基礎生物学研究所(NIBB)は、同じ脊椎動物でもほ乳類と魚類では性決定のシステムが異なり、性決定システムそのものが進化の過程で新たに作り出されたことを示すものと発表した。基礎生物学研究所生殖遺伝学研究室の田中実准教授、慶應義塾大学医学部谷口善仁博士、国立遺伝学研究所豊田敦博士らの共同研究グループによる発見で、成果は総合学術雑誌「PLoS ONE」に掲載された。

脊椎動物は当たり前だが、メスかオスに分けられる。受精卵から身体ができてくる過程で雌雄のどちらかに決まることを性決定といい、この決定に従って身体は卵巣もしくは精巣を作り、メスあるいはオスへと分化していく仕組みだ。

この性の決定過程はいくつもの遺伝子が関わる複雑なシステムとして働いている。また、このシステムの中でも最初のきっかけは動物によってさまざまで、動物種によって異なる性決定遺伝子が使われている。

しかし、この性を決めるシステムの全体が、はたして動物によって異なるのか、あるいはきっかけの部分のみが異なるのかは不明だった。今回、ほ乳類の性決定システムの中でオスにすることに重要な働きをする(精巣を作らせる)「sox9」遺伝子に着目し、メダカのsox9の機能の解析が行われた次第だ。研究グループは、メダカsox9の機能が失われた突然変異体を単離し(画像1)、どこがおかしくなるかを調べることによりsox9の機能を解析することにした。

画像1。sox9機能の失ったメダカ

メダカはY染色体上の性決定遺伝子「DMY」があるとオスになる。ただし、現時点でこの遺伝子がどのように働き、オス化(精巣形成)を引き起こすかはわかっていない。一方のほ乳類では、DMYとは異なる遺伝子「Sry」がY染色体上の性決定遺伝子として知られており、この遺伝子がきっかけとなってsox9遺伝子をオスのみで発現させてオス化を引き起こす仕組みだ。

ところが今回の研究の結果、メダカではsox9の機能がなくなってもオスになることが判明したのである。すなわちsox9遺伝子の機能がなくても、精巣を作り出すための遺伝子は働き、精巣ができることが確認されたというわけだ。

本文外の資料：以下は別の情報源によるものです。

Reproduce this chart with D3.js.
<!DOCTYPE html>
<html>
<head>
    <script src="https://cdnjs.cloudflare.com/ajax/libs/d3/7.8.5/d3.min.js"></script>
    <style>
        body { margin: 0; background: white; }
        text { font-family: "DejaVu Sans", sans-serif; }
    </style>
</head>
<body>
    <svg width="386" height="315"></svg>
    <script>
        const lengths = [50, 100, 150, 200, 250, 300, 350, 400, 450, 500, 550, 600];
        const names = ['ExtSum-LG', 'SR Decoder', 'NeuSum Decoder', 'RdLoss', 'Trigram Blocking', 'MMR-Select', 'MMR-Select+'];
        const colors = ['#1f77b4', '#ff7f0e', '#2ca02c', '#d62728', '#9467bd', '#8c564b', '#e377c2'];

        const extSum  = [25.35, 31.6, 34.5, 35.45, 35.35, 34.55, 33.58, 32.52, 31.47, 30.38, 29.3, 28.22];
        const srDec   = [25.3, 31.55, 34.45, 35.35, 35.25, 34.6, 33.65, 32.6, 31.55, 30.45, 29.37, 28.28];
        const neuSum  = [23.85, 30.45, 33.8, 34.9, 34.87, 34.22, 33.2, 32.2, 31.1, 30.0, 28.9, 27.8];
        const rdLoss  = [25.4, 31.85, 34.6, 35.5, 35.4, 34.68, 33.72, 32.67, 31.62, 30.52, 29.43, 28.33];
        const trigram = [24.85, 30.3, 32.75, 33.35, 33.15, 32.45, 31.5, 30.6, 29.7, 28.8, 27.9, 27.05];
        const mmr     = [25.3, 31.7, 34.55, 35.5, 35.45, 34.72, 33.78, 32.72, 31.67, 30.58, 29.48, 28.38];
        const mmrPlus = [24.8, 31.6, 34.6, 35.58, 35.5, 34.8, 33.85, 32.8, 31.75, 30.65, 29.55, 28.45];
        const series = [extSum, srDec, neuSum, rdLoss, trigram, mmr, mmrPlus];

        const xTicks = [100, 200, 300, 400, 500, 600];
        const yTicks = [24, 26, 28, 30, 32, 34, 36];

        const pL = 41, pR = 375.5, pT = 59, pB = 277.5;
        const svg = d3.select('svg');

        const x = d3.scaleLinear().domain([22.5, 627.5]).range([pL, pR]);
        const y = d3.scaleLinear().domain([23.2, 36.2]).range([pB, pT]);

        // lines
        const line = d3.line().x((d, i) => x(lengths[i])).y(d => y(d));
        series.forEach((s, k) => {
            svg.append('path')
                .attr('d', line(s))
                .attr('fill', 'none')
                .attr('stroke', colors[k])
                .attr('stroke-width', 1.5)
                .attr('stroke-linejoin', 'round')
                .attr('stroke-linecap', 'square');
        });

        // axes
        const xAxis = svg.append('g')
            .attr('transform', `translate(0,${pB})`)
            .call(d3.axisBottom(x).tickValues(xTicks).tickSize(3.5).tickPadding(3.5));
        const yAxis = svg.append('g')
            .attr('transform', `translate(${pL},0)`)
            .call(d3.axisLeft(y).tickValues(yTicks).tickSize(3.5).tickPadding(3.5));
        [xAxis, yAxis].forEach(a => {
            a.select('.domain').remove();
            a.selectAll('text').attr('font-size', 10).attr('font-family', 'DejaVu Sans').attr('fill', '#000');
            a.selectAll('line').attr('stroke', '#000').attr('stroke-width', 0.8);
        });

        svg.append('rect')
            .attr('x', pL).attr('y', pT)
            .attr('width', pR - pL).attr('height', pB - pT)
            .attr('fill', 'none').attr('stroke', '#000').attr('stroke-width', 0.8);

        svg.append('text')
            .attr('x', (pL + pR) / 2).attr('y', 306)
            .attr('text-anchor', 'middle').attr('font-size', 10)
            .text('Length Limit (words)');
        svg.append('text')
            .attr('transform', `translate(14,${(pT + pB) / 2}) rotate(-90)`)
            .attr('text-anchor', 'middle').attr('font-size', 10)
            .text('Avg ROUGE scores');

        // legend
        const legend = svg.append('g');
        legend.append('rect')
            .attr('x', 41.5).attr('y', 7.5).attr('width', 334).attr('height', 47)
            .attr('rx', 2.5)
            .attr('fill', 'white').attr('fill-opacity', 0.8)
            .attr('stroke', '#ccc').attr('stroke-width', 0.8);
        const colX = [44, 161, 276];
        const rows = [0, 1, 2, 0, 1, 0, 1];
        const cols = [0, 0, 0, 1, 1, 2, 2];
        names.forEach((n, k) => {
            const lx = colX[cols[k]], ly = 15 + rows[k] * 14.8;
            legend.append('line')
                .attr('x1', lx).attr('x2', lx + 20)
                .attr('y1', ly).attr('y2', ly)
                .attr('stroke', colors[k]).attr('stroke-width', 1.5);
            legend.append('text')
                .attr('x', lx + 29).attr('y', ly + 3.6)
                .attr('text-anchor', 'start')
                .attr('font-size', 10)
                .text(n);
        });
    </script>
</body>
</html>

つまり、メダカにおいてはsox9遺伝子はオス化の機能を持たないことを意味ししている。そこでメスの個体にsox9遺伝子を導入してみて確認実験を実施したところ、やはりオス化は起きなかった。これにより、メダカではsox9がオスへの性決定システムに関与しておらず、性決定システムそのものがほ乳類とは異なることを示している証拠が示された。

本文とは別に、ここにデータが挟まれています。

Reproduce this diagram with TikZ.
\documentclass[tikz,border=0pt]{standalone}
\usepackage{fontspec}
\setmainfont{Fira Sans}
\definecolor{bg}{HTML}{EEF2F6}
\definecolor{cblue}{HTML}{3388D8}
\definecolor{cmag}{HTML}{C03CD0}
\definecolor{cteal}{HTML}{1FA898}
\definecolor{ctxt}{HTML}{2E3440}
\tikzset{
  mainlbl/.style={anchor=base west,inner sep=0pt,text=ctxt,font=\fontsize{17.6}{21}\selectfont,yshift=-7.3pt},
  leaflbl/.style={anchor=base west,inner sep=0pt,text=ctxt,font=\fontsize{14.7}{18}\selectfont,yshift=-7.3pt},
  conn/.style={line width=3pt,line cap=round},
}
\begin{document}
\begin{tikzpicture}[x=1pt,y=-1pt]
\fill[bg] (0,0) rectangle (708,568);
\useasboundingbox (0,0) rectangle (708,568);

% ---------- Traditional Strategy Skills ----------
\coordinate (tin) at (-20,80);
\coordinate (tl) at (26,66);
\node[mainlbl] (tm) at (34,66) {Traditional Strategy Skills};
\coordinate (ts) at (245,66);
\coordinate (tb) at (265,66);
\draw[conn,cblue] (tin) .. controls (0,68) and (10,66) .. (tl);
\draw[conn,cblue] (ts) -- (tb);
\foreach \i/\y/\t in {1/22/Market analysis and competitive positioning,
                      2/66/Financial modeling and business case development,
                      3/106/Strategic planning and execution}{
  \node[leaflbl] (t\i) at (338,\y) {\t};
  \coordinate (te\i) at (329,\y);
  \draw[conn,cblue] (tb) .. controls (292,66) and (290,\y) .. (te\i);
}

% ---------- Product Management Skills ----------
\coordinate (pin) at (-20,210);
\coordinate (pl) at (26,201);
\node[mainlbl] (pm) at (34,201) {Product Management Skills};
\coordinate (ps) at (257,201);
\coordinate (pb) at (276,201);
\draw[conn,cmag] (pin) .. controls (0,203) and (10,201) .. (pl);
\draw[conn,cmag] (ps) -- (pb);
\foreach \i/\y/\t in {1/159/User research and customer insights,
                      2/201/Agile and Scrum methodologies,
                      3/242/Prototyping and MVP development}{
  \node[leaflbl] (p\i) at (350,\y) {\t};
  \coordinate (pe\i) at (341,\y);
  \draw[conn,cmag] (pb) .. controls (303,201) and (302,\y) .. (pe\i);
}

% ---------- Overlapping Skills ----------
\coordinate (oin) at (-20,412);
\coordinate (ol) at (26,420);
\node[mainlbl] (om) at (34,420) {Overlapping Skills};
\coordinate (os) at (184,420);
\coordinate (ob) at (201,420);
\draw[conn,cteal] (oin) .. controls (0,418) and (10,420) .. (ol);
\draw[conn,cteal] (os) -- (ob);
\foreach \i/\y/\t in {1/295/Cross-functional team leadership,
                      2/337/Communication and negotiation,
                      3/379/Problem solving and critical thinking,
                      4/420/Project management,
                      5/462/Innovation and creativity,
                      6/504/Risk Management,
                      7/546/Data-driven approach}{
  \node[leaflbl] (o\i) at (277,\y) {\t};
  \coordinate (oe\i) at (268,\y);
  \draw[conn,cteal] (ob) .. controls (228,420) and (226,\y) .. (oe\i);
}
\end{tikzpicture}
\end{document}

それでは、メダカのsox9はどのような機能を持っているのか? sox9の機能が失われたメダカをさらに解析したところ、卵巣や精巣が形成されることは確認されたわけだが、卵や精子を作り出すもとの細胞である生殖細胞は時を経るにつれて失われることが判明した。

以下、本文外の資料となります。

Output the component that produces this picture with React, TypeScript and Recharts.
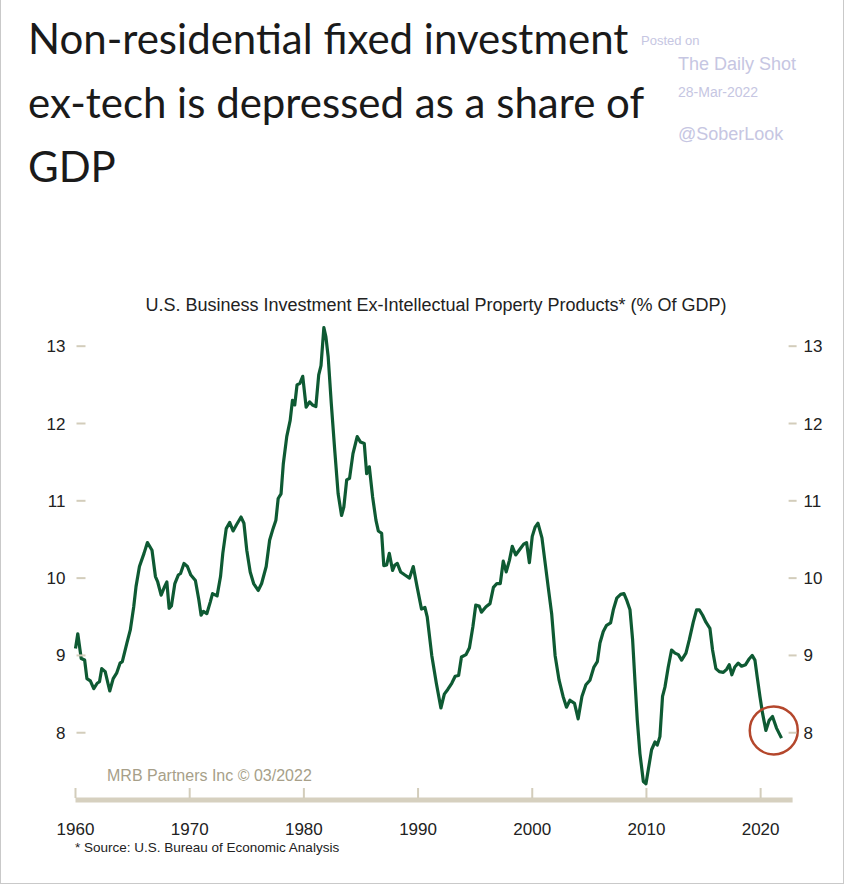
import React from "react";
import { LineChart, Line, XAxis, YAxis, ReferenceDot } from "recharts";

// U.S. business investment ex-IPP, % of GDP
const years = [
  1960.0, 1960.2, 1960.5, 1960.8, 1961.0, 1961.3, 1961.6, 1961.9,
  1962.1, 1962.3, 1962.6, 1963.0, 1963.3, 1963.6, 1963.9, 1964.1,
  1964.5, 1964.8, 1965.1, 1965.3, 1965.6, 1966.0, 1966.3, 1966.7,
  1967.0, 1967.2, 1967.5, 1967.8, 1968.0, 1968.2, 1968.4, 1968.7,
  1969.0, 1969.2, 1969.5, 1969.8, 1970.1, 1970.5, 1970.8, 1971.0,
  1971.2, 1971.5, 1971.8, 1972.0, 1972.4, 1972.7, 1972.9, 1973.2,
  1973.5, 1973.8, 1974.1, 1974.5, 1974.75, 1975.0, 1975.3, 1975.6,
  1976.0, 1976.3, 1976.7, 1977.0, 1977.3, 1977.55, 1977.75, 1978.0,
  1978.2, 1978.5, 1978.8, 1979.0, 1979.2, 1979.4, 1979.65, 1979.9,
  1980.2, 1980.5, 1980.75, 1981.05, 1981.3, 1981.5, 1981.75, 1981.93,
  1982.13, 1982.4, 1982.7, 1983.0, 1983.3, 1983.5, 1983.75, 1984.0,
  1984.3, 1984.67, 1984.96, 1985.29, 1985.5, 1985.73, 1986.02, 1986.31,
  1986.52, 1986.81, 1987.0, 1987.25, 1987.48, 1987.77, 1987.97, 1988.18,
  1988.47, 1988.85, 1989.25, 1989.58, 1989.9, 1990.3, 1990.6, 1990.8,
  1991.2, 1991.6, 1992.0, 1992.3, 1992.6, 1992.95, 1993.25, 1993.55,
  1993.8, 1994.2, 1994.5, 1994.8, 1995.05, 1995.35, 1995.55, 1995.95,
  1996.3, 1996.6, 1996.9, 1997.2, 1997.46, 1997.72, 1998.0, 1998.25,
  1998.55, 1998.9, 1999.25, 1999.5, 1999.75, 2000.0, 2000.25, 2000.5,
  2000.85, 2001.1, 2001.4, 2001.7, 2002.0, 2002.35, 2002.7, 2003.0,
  2003.3, 2003.7, 2004.02, 2004.35, 2004.7, 2005.05, 2005.4, 2005.7,
  2005.93, 2006.22, 2006.51, 2006.86, 2007.1, 2007.4, 2007.74, 2008.03,
  2008.26, 2008.56, 2008.79, 2008.99, 2009.2, 2009.43, 2009.73, 2009.96,
  2010.16, 2010.45, 2010.75, 2010.95, 2011.18, 2011.41, 2011.62, 2011.91,
  2012.2, 2012.5, 2012.79, 2013.08, 2013.46, 2013.75, 2014.1, 2014.39,
  2014.63, 2014.92, 2015.21, 2015.56, 2015.79, 2016.08, 2016.38, 2016.73,
  2017.02, 2017.25, 2017.48, 2017.74, 2018.04, 2018.33, 2018.68, 2018.97,
  2019.26, 2019.5, 2019.7, 2019.94, 2020.17, 2020.46, 2020.75, 2021.04,
  2021.39, 2021.83,
];

const shares = [
  9.09, 9.28, 8.96, 8.94, 8.70, 8.67, 8.57, 8.64,
  8.66, 8.83, 8.79, 8.54, 8.70, 8.77, 8.90, 8.92,
  9.16, 9.33, 9.63, 9.89, 10.15, 10.32, 10.46, 10.36,
  10.02, 9.95, 9.78, 9.89, 9.95, 9.61, 9.64, 9.93,
  10.04, 10.06, 10.19, 10.15, 10.04, 9.97, 9.72, 9.52,
  9.57, 9.54, 9.69, 9.80, 9.77, 10.02, 10.32, 10.64,
  10.72, 10.61, 10.69, 10.79, 10.71, 10.36, 10.08, 9.93,
  9.84, 9.93, 10.15, 10.49, 10.64, 10.75, 11.03, 11.09,
  11.48, 11.83, 12.04, 12.30, 12.24, 12.50, 12.52, 12.61,
  12.21, 12.28, 12.24, 12.22, 12.63, 12.75, 13.24, 13.12,
  12.86, 12.26, 11.66, 11.09, 10.81, 10.92, 11.27, 11.29,
  11.61, 11.83, 11.76, 11.74, 11.35, 11.44, 11.05, 10.75,
  10.61, 10.58, 10.16, 10.17, 10.32, 10.10, 10.17, 10.19,
  10.08, 10.04, 10.00, 10.15, 9.90, 9.60, 9.62, 9.50,
  9.00, 8.64, 8.32, 8.50, 8.56, 8.64, 8.73, 8.74,
  8.98, 9.01, 9.10, 9.37, 9.65, 9.64, 9.56, 9.63,
  9.67, 9.88, 9.93, 9.93, 10.22, 10.08, 10.23, 10.41,
  10.30, 10.37, 10.44, 10.46, 10.20, 10.54, 10.66, 10.71,
  10.52, 10.23, 9.88, 9.54, 9.00, 8.68, 8.47, 8.33,
  8.42, 8.38, 8.18, 8.47, 8.62, 8.68, 8.85, 8.92,
  9.16, 9.31, 9.39, 9.42, 9.59, 9.74, 9.79, 9.80,
  9.72, 9.59, 9.20, 8.68, 8.16, 7.73, 7.37, 7.34,
  7.52, 7.78, 7.88, 7.84, 7.95, 8.47, 8.59, 8.85,
  9.07, 9.03, 9.01, 8.94, 9.03, 9.20, 9.43, 9.59,
  9.59, 9.52, 9.43, 9.35, 9.07, 8.83, 8.79, 8.78,
  8.82, 8.88, 8.75, 8.85, 8.90, 8.86, 8.88, 8.95,
  9.00, 8.94, 8.72, 8.47, 8.25, 8.03, 8.16, 8.21,
  8.06, 7.93,
];

const xTicks = [1960, 1970, 1980, 1990, 2000, 2010, 2020];
const yTicks = [8, 9, 10, 11, 12, 13];

// latest reading, circled in the original
const latestYear = 2021.15;
const latestShare = 8.03;

const data = years.map((year, i) => ({ year, share: shares[i] }));

const FONT = "'Liberation Sans', Arial, sans-serif";
const TICK_COLOR = "#d3cdbb";

const LeftTick = ({ x, y, payload }: any) => (
  <g>
    <line x1={x + 1} x2={x + 10} y1={y} y2={y} stroke={TICK_COLOR} strokeWidth={2} />
    <text x={x - 10} y={y + 6} textAnchor="end" fontSize={17} fill="#222" fontFamily={FONT}>
      {payload.value}
    </text>
  </g>
);

const RightTick = ({ x, y, payload }: any) => (
  <g>
    <line x1={x - 4} x2={x + 4} y1={y} y2={y} stroke={TICK_COLOR} strokeWidth={2} />
    <text x={x + 11} y={y + 6} textAnchor="start" fontSize={17} fill="#222" fontFamily={FONT}>
      {payload.value}
    </text>
  </g>
);

const BottomTick = ({ x, y, payload }: any) => (
  <g>
    <line x1={x} x2={x} y1={y - 2} y2={y - 12} stroke={TICK_COLOR} strokeWidth={2} />
    <text x={x} y={y + 35} textAnchor="middle" fontSize={17} fill="#222" fontFamily={FONT}>
      {payload.value}
    </text>
  </g>
);

export default function App() {
  return (
    <div
      style={{
        position: "absolute",
        left: 0,
        top: 0,
        width: 846,
        height: 886,
        background: "#fff",
        fontFamily: FONT,
      }}
    >
      <div
        style={{
          position: "absolute",
          left: 0,
          top: -2,
          width: 842,
          height: 885,
          borderLeft: "1px solid #c9c9c9",
          borderRight: "1px solid #c9c9c9",
          borderBottom: "1px solid #c9c9c9",
        }}
      />

      <div
        style={{
          position: "absolute",
          left: 28,
          top: 6,
          fontFamily: "Lato, sans-serif",
          fontSize: 42,
          lineHeight: "64px",
          color: "#1a1a1a",
        }}
      >
        Non-residential fixed investment
        <br />
        ex-tech is depressed as a share of
        <br />
        GDP
      </div>

      <div style={{ position: "absolute", left: 641, top: 33, fontSize: 13, color: "#c6c6e2" }}>Posted on</div>
      <div style={{ position: "absolute", left: 678, top: 54, fontSize: 18, color: "#c6c6e2" }}>The Daily Shot</div>
      <div style={{ position: "absolute", left: 678, top: 84, fontSize: 14, color: "#c6c6e2" }}>28-Mar-2022</div>
      <div style={{ position: "absolute", left: 678, top: 124, fontSize: 18, color: "#c6c6e2" }}>@SoberLook</div>

      <div
        style={{
          position: "absolute",
          left: 86,
          width: 700,
          top: 294,
          textAlign: "center",
          fontSize: 18,
          lineHeight: "22px",
          color: "#222",
        }}
      >
        U.S. Business Investment Ex-Intellectual Property Products* (% Of GDP)
      </div>

      <div style={{ position: "absolute", left: 0, top: 0 }}>
        <LineChart
          width={846}
          height={886}
          data={data}
          margin={{ top: 323, right: 52.4, bottom: 85, left: 74.5 }}
        >
          <XAxis
            dataKey="year"
            type="number"
            domain={[1960, 2022.8]}
            ticks={xTicks}
            interval={0}
            height={1}
            tickSize={0}
            tickMargin={0}
            tickLine={false}
            axisLine={{ stroke: "#d6d0bf", strokeWidth: 5 }}
            tick={<BottomTick />}
          />
          <YAxis
            yAxisId="left"
            orientation="left"
            type="number"
            domain={[7.13, 13.3]}
            ticks={yTicks}
            interval={0}
            width={1}
            tickSize={0}
            tickMargin={0}
            tickLine={false}
            axisLine={false}
            tick={<LeftTick />}
          />
          <YAxis
            yAxisId="right"
            orientation="right"
            type="number"
            domain={[7.13, 13.3]}
            ticks={yTicks}
            interval={0}
            width={1}
            tickSize={0}
            tickMargin={0}
            tickLine={false}
            axisLine={false}
            tick={<RightTick />}
          />
          {/* same series bound to the right axis so its ticks get drawn; kept invisible */}
          <Line
            yAxisId="right"
            type="linear"
            dataKey="share"
            stroke="none"
            strokeWidth={0}
            dot={false}
            activeDot={false}
            isAnimationActive={false}
          />
          <Line
            yAxisId="left"
            type="linear"
            dataKey="share"
            stroke="#0e5a33"
            strokeWidth={3.2}
            strokeLinejoin="round"
            dot={false}
            isAnimationActive={false}
          />
          <ReferenceDot
            yAxisId="left"
            x={latestYear}
            y={latestShare}
            r={24}
            fill="none"
            stroke="#b4472c"
            strokeWidth={2.5}
          />
        </LineChart>
      </div>

      <div style={{ position: "absolute", left: 107, top: 766, fontSize: 16, lineHeight: "20px", color: "#a79f89" }}>
        MRB Partners Inc © 03/2022
      </div>
      <div style={{ position: "absolute", left: 75, top: 840, fontSize: 13.5, lineHeight: "16px", color: "#222" }}>
        * Source: U.S. Bureau of Economic Analysis
      </div>
    </div>
  );
}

詳しく調べてみると、細胞同士の接着や相互作用に関する細胞外マトリックスと呼ばれる成分の量や配置が異常で、実際sox9遺伝子を失ったメダカと正常なメダカとの間でキメラメダカを作製すると、sox9遺伝子を失ったメダカの細胞は生殖細胞との相互作用が正常の細胞より著しく弱まっていることが明らかとなったのである。

メダカsox9遺伝子は精巣でのみ発現するほ乳類とは異なり、生殖幹細胞の存在するニッチ構造で卵巣や精巣ともに発現する仕組みだ。今回の結果により、sox9はこのニッチ構造で生殖細胞を維持するのに極めて重要な役割を持つことが明らかとなったというわけである。

さらに、メダカsox9遺伝子はオス化の性決定には関与しないことも明らかとなった。このことは、性決定システムの中で性決定遺伝子だけが動物によって異なるのではなく、性決定システムそのものが独自に進化してきたことを示している。メスやオスになり、卵巣か精巣を作ることはすべての脊椎動物では共通でありながら、それを決めるシステムそのものは動物によって異なることが明らかとなったというわけだ。

同じ卵巣でもほ乳類の卵巣には、メダカと違って卵を作り続ける生殖幹細胞がない。これは、sox9遺伝子がオス化の性決定のシステムに使われることにより卵巣での発現が失われてしまい、このことが生殖幹細胞が維持できない一因をなしていると考えられている(画像2)。